One thing above all else has stood out in my mind during the hideousness of the past few months. The fear and uncertainty that followed as people fled the path of the Dunn’s Road fire, or stayed to fight it on New Year’s Eve; as we tried to contact family; as we got word of the losses sustained by neighbours, friends, and family: all pales in comparison to the cooperation, the unity, the bravery, and the charity that was demonstrated time and time again. In the midst of the fear and the chaos I have seen my countrymen become a force to be reckoned with, against which these fires nor any force of nature has had a smidgen of a chance. As evacuees, the communities that welcomed us left us wanting for nothing. As land owners, our neighbours and volunteers did not leave us short of help. And, as constituents, despite the ravings of unaffected people from the safety of their leafy suburbs, our elected representatives did not leave us without support.

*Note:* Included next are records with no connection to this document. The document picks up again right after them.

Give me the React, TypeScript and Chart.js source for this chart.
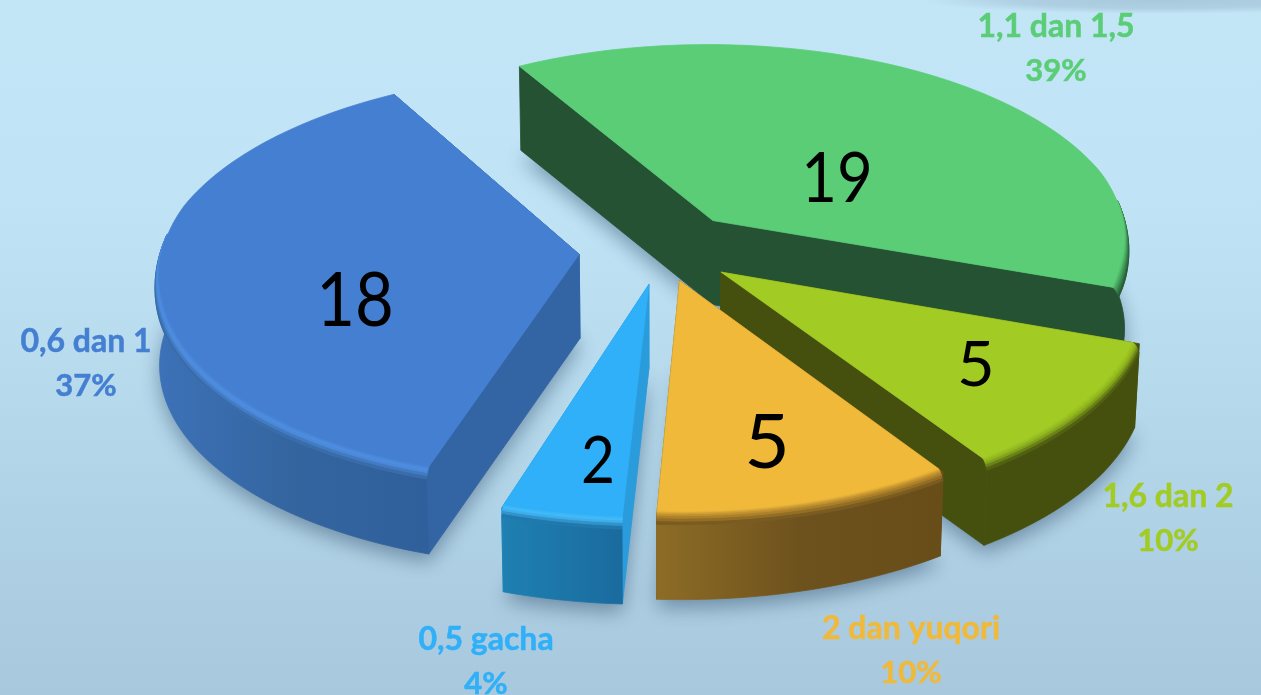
import React, { useEffect, useRef } from "react";
import { Chart, registerables } from "chart.js";

Chart.register(...registerables);

const categories = ["0,5 gacha", "0,6 dan 1", "1,1 dan 1,5", "1,6 dan 2", "2 dan yuqori"];
const counts = [2, 18, 19, 5, 5];
const explode = [170, 197, 192, 175, 155];
const topColors = ["#2fb0f8", "#447fd2", "#5bcd77", "#a2cc24", "#f0b93a"];
const rimColors = ["#46bcfa", "#4f90e4", "#3f9a58", "#8fb31d", "#b98a2c"];
const wallStops = [
  ["#1f80b2", "#1a6b9e"],
  ["#3d72b9", "#34659f", "#30609c"],
  ["#245232", "#245232"],
  ["#45500f", "#45500f"],
  ["#8d6c26", "#6e521d", "#684d19"],
];
const sideColors = ["#2a9cdc", "#3364a4", "#245232", "#45500f", "#6b4f1a"];
const numberFonts = [65, 76, 70, 62, 75];
const numberStretch = [0.9, 0.88, 0.88, 1.05, 1.05];
const numberAnchors = [[598, 462], [355, 301], [837, 179], [976, 366], [767, 444]];
const labelAnchors = [[486, 640], [86, 342], [1056, 27], [1168, 497], [911, 629]];

const ROTATION = 183;
const R = 420, CX = 662, CY = 250, K = 0.48, D = 3800, H = 84;
const BEVEL_R = 7, BEVEL_Z = 9, CONVERGE = 0.00012;

function project(X: number, Y: number, z: number) {
  const s = 1 / (1 - Y / D);
  return [CX + X * s * (1 - z * CONVERGE), CY + K * Y * s + z];
}

function mixHex(a: string, b: string, t: number) {
  const p = (c: string, i: number) => parseInt(c.slice(1 + i * 2, 3 + i * 2), 16);
  const v = [0, 1, 2].map((i) => Math.round(p(a, i) + (p(b, i) - p(a, i)) * t));
  return `rgb(${v[0]},${v[1]},${v[2]})`;
}

const bevelAmount = (a: number) => Math.min(1, Math.max(0, (Math.sin(a) + 0.25) / 0.5));

const pie3d = {
  id: "pie3d",
  beforeDraw(chart: any) {
    const { ctx, width, height } = chart;
    const g = ctx.createLinearGradient(0, 0, 0, height);
    g.addColorStop(0, "#c3e6f7");
    g.addColorStop(0.32, "#bfe3f5");
    g.addColorStop(0.62, "#b4d7ea");
    g.addColorStop(1, "#a8c8dd");
    ctx.fillStyle = g;
    ctx.fillRect(0, 0, width, height);
    ctx.save();
    ctx.translate(1160, 0);
    ctx.scale(1, 14 / 240);
    const b = ctx.createRadialGradient(0, 0, 0, 0, 0, 240);
    b.addColorStop(0, "rgba(150,180,200,0.6)");
    b.addColorStop(0.6, "rgba(150,180,200,0.45)");
    b.addColorStop(1, "rgba(150,180,200,0)");
    ctx.fillStyle = b;
    ctx.fillRect(-240, 0, 480, 240);
    ctx.restore();
  },
  beforeDatasetsDraw(chart: any) {
    const { ctx } = chart;
    const arcs = chart.getDatasetMeta(0).data as any[];
    const slices = arcs.map((arc, i) => {
      const scale = R / arc.outerRadius;
      const mid = (arc.startAngle + arc.endAngle) / 2;
      const e = ((arc.options.offset || 0) / 4) * scale;
      const n = Math.max(8, Math.ceil((arc.endAngle - arc.startAngle) * 40));
      const angles: number[] = [];
      for (let j = 0; j <= n; j++) angles.push(arc.startAngle + ((arc.endAngle - arc.startAngle) * j) / n);
      return {
        i,
        angles,
        ax: Math.cos(mid) * e,
        ay: Math.sin(mid) * e,
        mid,
        color: arc.options.backgroundColor as string,
      };
    });
    const rimPoint = (s: any, a: number, u: number) => {
      const f = bevelAmount(a);
      const r = R - BEVEL_R * f * (1 - u);
      return project(s.ax + r * Math.cos(a), s.ay + r * Math.sin(a), BEVEL_Z * f * u * u);
    };
    const flat = (s: any, a: number, z: number) => project(s.ax + R * Math.cos(a), s.ay + R * Math.sin(a), z);
    const fillPoly = (pts: number[][], style: any, seal = true) => {
      ctx.beginPath();
      pts.forEach((p, j) => (j ? ctx.lineTo(p[0], p[1]) : ctx.moveTo(p[0], p[1])));
      ctx.closePath();
      ctx.fillStyle = style;
      ctx.fill();
      if (seal) {
        ctx.strokeStyle = style;
        ctx.lineWidth = 0.8;
        ctx.stroke();
      }
    };
    const order = [...slices].sort((p, q) => Math.sin(p.mid) - Math.sin(q.mid));

    // soft ground shadows
    ctx.save();
    ctx.shadowColor = "rgba(30,60,90,0.45)";
    ctx.shadowBlur = 20;
    ctx.shadowOffsetY = 8;
    order.forEach((s) => {
      fillPoly([project(s.ax, s.ay, H), ...s.angles.map((a: number) => flat(s, a, H))], "#7f9fb5", false);
    });
    ctx.restore();

    order.forEach((s) => {
      const apex0 = project(s.ax, s.ay, 0);
      const apexH = project(s.ax, s.ay, H);
      const first = s.angles[0];
      const last = s.angles[s.angles.length - 1];
      // radial walls
      [first, last].forEach((a: number) => {
        fillPoly([apex0, flat(s, a, 0), flat(s, a, H), apexH], sideColors[s.i]);
      });
      // rounded outer wall, only where it faces the viewer
      const visible = s.angles.filter((a: number) => Math.sin(a) > -0.12);
      const stops = wallStops[s.i];
      if (visible.length > 1) {
        const top = visible.map((a: number) => flat(s, a, BEVEL_Z * bevelAmount(a)));
        const bottom = visible.map((a: number) => flat(s, a, H));
        const xs = top.map((p: number[]) => p[0]);
        const g = ctx.createLinearGradient(Math.min(...xs), 0, Math.max(...xs), 0);
        stops.forEach((c, j) => g.addColorStop(j / (stops.length - 1), c));
        fillPoly([...top, ...bottom.reverse()], g);
      }
      // bevel strips from the top face to the wall
      const wallMid = stops[Math.floor(stops.length / 2)];
      const steps = 6;
      for (let t = steps - 1; t >= 0; t--) {
        const u0 = t / steps, u1 = (t + 1) / steps;
        const a = visible.map((v: number) => rimPoint(s, v, u0));
        const b = visible.map((v: number) => rimPoint(s, v, u1));
        const u = (u0 + u1) / 2;
        const col = u < 0.5 ? mixHex(s.color, rimColors[s.i], u * 2) : mixHex(rimColors[s.i], wallMid, (u - 0.5) * 2);
        fillPoly([...a, ...b.reverse()], col);
      }
      // top face
      fillPoly([apex0, ...s.angles.map((a: number) => rimPoint(s, a, 0))], s.color);
    });

    // value numbers and outer labels
    const total = counts.reduce((p, c) => p + c, 0);
    ctx.save();
    ctx.textAlign = "center";
    ctx.textBaseline = "middle";
    slices.forEach((s) => {
      const v = chart.data.datasets[0].data[s.i];
      const [nx, ny] = numberAnchors[s.i];
      ctx.save();
      ctx.translate(nx, ny);
      ctx.scale(numberStretch[s.i], 1);
      ctx.fillStyle = "#000000";
      ctx.font = `${numberFonts[s.i]}px Lato`;
      ctx.fillText(String(v), 0, 0);
      ctx.restore();
      const [lx, ly] = labelAnchors[s.i];
      ctx.fillStyle = s.color;
      ctx.strokeStyle = s.color;
      ctx.lineWidth = 0.5;
      ctx.font = "bold 32px Lato";
      ctx.fillText(chart.data.labels[s.i], lx, ly);
      ctx.strokeText(chart.data.labels[s.i], lx, ly);
      ctx.font = "bold 31px Lato";
      const pct = `${Math.round((v / total) * 100)}%`;
      ctx.fillText(pct, lx, ly + 44);
      ctx.strokeText(pct, lx, ly + 44);
    });
    ctx.restore();
    return false;
  },
};

export default function App() {
  const ref = useRef<HTMLCanvasElement>(null);
  useEffect(() => {
    const chart = new Chart(ref.current as HTMLCanvasElement, {
      type: "pie",
      data: {
        labels: categories,
        datasets: [
          {
            data: counts,
            backgroundColor: topColors,
            offset: explode,
            borderWidth: 0,
          },
        ],
      },
      options: {
        responsive: false,
        animation: false,
        rotation: ROTATION,
        events: [],
        layout: { padding: 0 },
        plugins: { legend: { display: false }, tooltip: { enabled: false } },
      },
      plugins: [pie3d],
    } as any);
    return () => chart.destroy();
  }, []);
  return (
    <div style={{ position: "fixed", left: 0, top: 0, width: 1261, height: 695 }}>
      <canvas ref={ref} width={1261} height={695} style={{ display: "block" }} />
    </div>
  );
}
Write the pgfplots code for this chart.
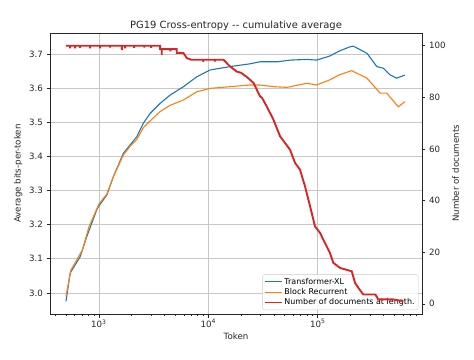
\documentclass[border=0pt]{standalone}
\usepackage{fontspec}
\setmainfont{DejaVu Sans}
\usepackage{pgfplots}
\pgfplotsset{compat=1.18}
\definecolor{tblue}{HTML}{1F77B4}
\definecolor{torange}{HTML}{FF7F0E}
\definecolor{tred}{HTML}{D62728}
\newcommand{\fs}{\fontsize{8.7}{10}\selectfont}
\newcommand{\fl}{\fontsize{8.0}{9.5}\selectfont}
\newcommand{\ft}{\fontsize{10}{12}\selectfont}
\begin{document}
\begin{tikzpicture}
\path[use as bounding box] (0bp,0bp) rectangle (474bp,360bp);
\begin{axis}[
  at={(50bp,46bp)}, anchor=south west,
  width=372bp, height=281bp, scale only axis,
  xmode=log, xmin=358, xmax=897000,
  ymin=2.938, ymax=3.7625,
  tick align=outside, major tick length=3.5bp, minor tick length=2bp,
  every tick/.style={black!85, line width=0.6bp},
  axis line style={black!85, line width=0.6bp},
  tick label style={font=\fs, text=black!85},
  every axis label/.append style={font=\fs, text=black!85},
  xticklabel style={yshift=1.5bp},
  xtick={1000,10000,100000},
  xticklabels={10\textsuperscript{3},10\textsuperscript{4},10\textsuperscript{5}},
  minor xtick={400,500,600,700,800,900,2000,3000,4000,5000,6000,7000,8000,9000,20000,30000,40000,50000,60000,70000,80000,90000,200000,300000,400000,500000,600000,700000,800000},
  xtick pos=bottom, ytick pos=left,
  ytick={3.0,3.1,3.2,3.3,3.4,3.5,3.6,3.7},
  yticklabel style={/pgf/number format/fixed, /pgf/number format/fixed zerofill, /pgf/number format/precision=1, /pgf/number format/assume math mode=true},
  xmajorgrids, ymajorgrids,
  major grid style={black!22, line width=0.6bp},
  xlabel={Token}, ylabel={Average bits-per-token},
  xlabel style={yshift=2bp},
  every axis title shift=0pt,
  title={PG19 Cross-entropy -{}- cumulative average},
  title style={font=\ft, text=black!85, at={(0.5,1)}, anchor=south, inner sep=2.5bp},
  legend style={at={(0.99,0.014)}, anchor=south east, draw=black!20,
    rounded corners=2bp, fill=white, fill opacity=0.8, text opacity=1,
    font=\fl, row sep=-1.2bp, inner sep=1.5bp},
  legend cell align=left,
  legend image code/.code={\draw[#1] (0bp,0bp) -- (17bp,0bp);},
]
\addplot[tblue, line width=1.1bp] coordinates {
(501,2.975) (547,3.058) (675,3.106) (776,3.165) (955,3.243) (1000,3.255)
(1183,3.287) (1358,3.341) (1679,3.41) (1932,3.434) (2223,3.458) (2553,3.498)
(2951,3.527) (3631,3.556) (4467,3.58) (5929,3.605) (7852,3.634) (10375,3.654)
(15849,3.664) (23988,3.672) (29512,3.678) (42658,3.678) (56234,3.683)
(79433,3.685) (97724,3.683) (128825,3.695) (158489,3.71) (197242,3.722)
(211349,3.724) (281838,3.703) (346737,3.664) (398107,3.659) (457088,3.64)
(524807,3.63) (626614,3.639)
};
\addlegendentry{Transformer-XL}
\addplot[torange, line width=1.1bp] coordinates {
(501,2.99) (556,3.067) (708,3.126) (813,3.194) (1000,3.26) (1183,3.29)
(1358,3.341) (1679,3.405) (1932,3.43) (2223,3.45) (2553,3.485) (2951,3.505)
(3631,3.532) (4467,3.55) (5929,3.566) (7852,3.59) (10375,3.600) (15849,3.605)
(23988,3.610) (29512,3.61) (39811,3.605) (52481,3.603) (79433,3.615)
(97724,3.61) (128825,3.625) (158489,3.64) (204174,3.652) (281838,3.63)
(371535,3.586) (426580,3.586) (544503,3.546) (626614,3.561)
};
\addlegendentry{Block Recurrent}
\addlegendimage{tred, line width=1.6bp}
\addlegendentry{Number of documents at length.}
\end{axis}
\begin{axis}[
  at={(50bp,46bp)}, anchor=south west,
  width=372bp, height=281bp, scale only axis,
  xmode=log, xmin=358, xmax=897000,
  ymin=-3.95, ymax=104.95,
  tick align=outside, major tick length=3.5bp, minor tick length=2bp,
  every tick/.style={black!85, line width=0.6bp},
  axis line style={black!85, line width=0.6bp},
  tick label style={font=\fs, text=black!85},
  every axis label/.append style={font=\fs, text=black!85},
  yticklabel style={/pgf/number format/assume math mode=true},
  axis x line=none, axis y line*=right,
  ytick={0,20,40,60,80,100},
  ylabel={Number of documents},
]
\addplot[tred, line width=1.9bp, sharp plot] coordinates {
(501,100) (547,100) (547,99) (547,100) (608,100) (608,99) (608,100)
(675,100) (675,99.2) (675,100) (832,100) (832,99) (832,100)
(1028,100) (1028,99) (1028,100) (1268,100) (1268,99.3) (1268,100)
(1622,100) (1622,98.3) (1622,100) (1738,100) (1738,99) (1738,100)
(2100,100) (2100,99.2) (2100,100) (2600,100) (2600,99.3) (2600,100)
(3000,100) (3000,99.2) (3000,100) (3631,100) (3631,98.7)
(3758,98.7) (3758,96.5) (3758,98.7) (4500,98.7) (4500,97.8) (4500,98.7)
(5152,98.7) (5152,97.2) (5929,97.2) (6368,95.2) (7000,94.6)
(9000,94.6) (9000,93.8) (9000,94.6) (11500,94.6) (11500,93.9) (11500,94.6)
(13740,94.6) (15810,92) (18200,90) (20000,89.5) (22490,87.9) (24100,86.8)
(26000,85.5) (27730,83) (29720,80.4) (31000,79.8) (34200,76.5) (39360,71.4)
(45290,64.9) (50000,62.5) (55850,59.7) (62090,54.6) (68870,52) (76560,45.5)
(85110,37.8) (94410,30.0) (104950,27.5) (116410,23.6) (129420,19.7)
(138680,15.9) (159960,13.9) (204640,12.6) (219280,8.1) (234960,6.2)
(260620,3.6) (336510,3.6) (357270,1.7) (489780,1.7) (605340,1.0)
};
\end{axis}
\end{tikzpicture}
\end{document}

As we celebrate Australia Day with the smell of smoke still permeating our homes and our country still black and charred, we have never been so confident in that which we are really celebrating: each other. Australians. Our response to the tragedies that we have witnessed since October have shown us beyond any doubt that we have something worth celebrating. Our history, though tainted with regret, has ultimately led us to a place that I will always and unashamedly call good. For a brief moment it seemed that the bushfires ravaging our country would overshadow the usual controversy that always follows us awkwardly into our national day and attempts to place guilt on our shoulders. In the last few days however, it has become clear that the nonsense was only belated. It is easy to understand the point of view held by those who wish (far too noisily) to see the date of Australia Day moved and the calendar of national days and celebrations broadly deconstructed. The reason being the arrival of the first fleet, spear-headed by Arthur Phillip, perceptively being conflated with “invasion” followed by a murderous period tainted by injustice and potent racism. It is well known that the official policy toward the indigenous population was explicitly one of friendship and cooperation. Unfortunately, that policy was not always followed. The successes and failures of the fledgling colonies, and later a fledgling commonwealth, were no doubt tarnished with injustices and blemished consciences. But to use the term “invasion” and to infer that injustice was restricted to or aimed at racial lines can only be the result of dishonest historical analysis.
I see no conclusion in which the type of history that some portray ours as being, could lead to the type of community spirit that has united us and brought us through any hard time such as this. Our history, in fact, no matter how spotted, has culminated in a society in which we just saw, and continue to see, unity among all, regardless of gender, race, religion or status. Even half a thought, if guided by reason, will tell that the kind of community spirit we have seen could not possibly be the result of a purely unjust, racist or criminal history. While acknowledging the crimes and injustices that have undoubtedly occurred, I will always be unreservedly and unashamedly proud of the kind of society and community that our history has produced.We have seen the true nature of Australia: tough, charitable, selfless, courageous and united. That is the Australia that we celebrate on January 26 and with toil and effort we will ensure that our children can celebrate Australia for the very same reasons.Happy Australia Day!
WE ARE A PEOPLE, AS AUSTRALIANS, WHO PREVAIL. NOT THROUGH LUCK, OR CHANCE, OR FORTUNE, BUT BY THE EFFORTS AND INTELLECT, AND WILLINGNESS, AND DETERMINATION TO STAND, ONE WITH EACH OTHER. SO THAT’S WHAT WE CELEBRATE THIS AUSTRALIA DAY.